## WHAT THE EXERCISE ASKS
Repeat, exactly and completely, the material that follows. Omit the pictures.

**** GIVEN INFORMATION

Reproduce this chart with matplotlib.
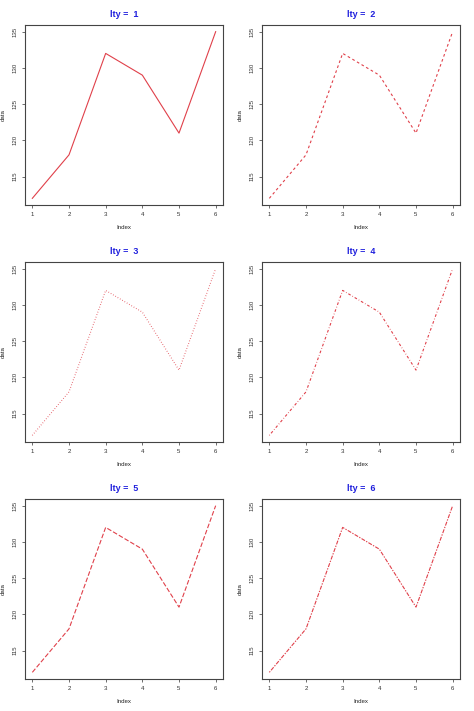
import numpy as np
import matplotlib
matplotlib.use('Agg')
import matplotlib.pyplot as plt

# first six values of the series, plotted against their index
data = [112, 118, 132, 129, 121, 135]
index = [1, 2, 3, 4, 5, 6]
ltys = [1, 2, 3, 4, 5, 6]
y_ticks = [115, 120, 125, 130, 135]

# R line types translated to matplotlib dash patterns (on, off in points)
dash_map = {
    1: '-',
    2: (0, (2.4, 2.4)),
    3: (0, (0.6, 1.8)),
    4: (0, (0.6, 1.8, 2.4, 1.8)),
    5: (0, (4.2, 1.8)),
    6: (0, (1.2, 1.2, 3.6, 1.2)),
}

plt.rcParams['font.family'] = ['Liberation Sans', 'DejaVu Sans']

W, H = 474, 711
fig = plt.figure(figsize=(W / 100, H / 100), dpi=100)

col_left = [25, 262]
row_top = [25, 262, 499]
box_w, box_h = 198, 180

for i, lty in enumerate(ltys):
    r, c = divmod(i, 2)
    left = col_left[c] / W
    bottom = 1 - (row_top[r] + box_h) / H
    ax = fig.add_axes([left, bottom, box_w / W, box_h / H])
    ax.plot(index, data, color='#e0404a', linewidth=0.8, linestyle=dash_map[lty])

    pad_x = (max(index) - min(index)) * 0.04
    pad_y = (max(data) - min(data)) * 0.04
    ax.set_xlim(min(index) - pad_x, max(index) + pad_x)
    ax.set_ylim(min(data) - pad_y, max(data) + pad_y)
    ax.set_xticks(index)
    ax.set_yticks(y_ticks)
    ax.tick_params(labelsize=4.4, length=2.5, width=0.5, pad=2.5, colors='#333333')
    for lbl in ax.get_yticklabels():
        lbl.set_rotation(90)
        lbl.set_va('center')
    for s in ax.spines.values():
        s.set_linewidth(0.8)
        s.set_color('#444444')
    ax.set_xlabel('Index', fontsize=4.4, labelpad=6, color='#222222')
    ax.set_ylabel('data', fontsize=4.4, labelpad=5, color='#222222')
    ax.set_title('lty =  %d' % lty, fontsize=6.5, fontweight='bold', color='#2020dd', pad=6)

fig.savefig('out.png', dpi=100, facecolor='white')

********

## ANSWER TO THE PROBLEM
Reproduce this chart with matplotlib.
import numpy as np
import matplotlib
matplotlib.use('Agg')
import matplotlib.pyplot as plt

# first six values of the series, plotted against their index
data = [112, 118, 132, 129, 121, 135]
index = [1, 2, 3, 4, 5, 6]
ltys = [1, 2, 3, 4, 5, 6]
y_ticks = [115, 120, 125, 130, 135]

# R line types translated to matplotlib dash patterns (on, off in points)
dash_map = {
    1: '-',
    2: (0, (2.4, 2.4)),
    3: (0, (0.6, 1.8)),
    4: (0, (0.6, 1.8, 2.4, 1.8)),
    5: (0, (4.2, 1.8)),
    6: (0, (1.2, 1.2, 3.6, 1.2)),
}

plt.rcParams['font.family'] = ['Liberation Sans', 'DejaVu Sans']

W, H = 474, 711
fig = plt.figure(figsize=(W / 100, H / 100), dpi=100)

col_left = [25, 262]
row_top = [25, 262, 499]
box_w, box_h = 198, 180

for i, lty in enumerate(ltys):
    r, c = divmod(i, 2)
    left = col_left[c] / W
    bottom = 1 - (row_top[r] + box_h) / H
    ax = fig.add_axes([left, bottom, box_w / W, box_h / H])
    ax.plot(index, data, color='#e0404a', linewidth=0.8, linestyle=dash_map[lty])

    pad_x = (max(index) - min(index)) * 0.04
    pad_y = (max(data) - min(data)) * 0.04
    ax.set_xlim(min(index) - pad_x, max(index) + pad_x)
    ax.set_ylim(min(data) - pad_y, max(data) + pad_y)
    ax.set_xticks(index)
    ax.set_yticks(y_ticks)
    ax.tick_params(labelsize=4.4, length=2.5, width=0.5, pad=2.5, colors='#333333')
    for lbl in ax.get_yticklabels():
        lbl.set_rotation(90)
        lbl.set_va('center')
    for s in ax.spines.values():
        s.set_linewidth(0.8)
        s.set_color('#444444')
    ax.set_xlabel('Index', fontsize=4.4, labelpad=6, color='#222222')
    ax.set_ylabel('data', fontsize=4.4, labelpad=5, color='#222222')
    ax.set_title('lty =  %d' % lty, fontsize=6.5, fontweight='bold', color='#2020dd', pad=6)

fig.savefig('out.png', dpi=100, facecolor='white')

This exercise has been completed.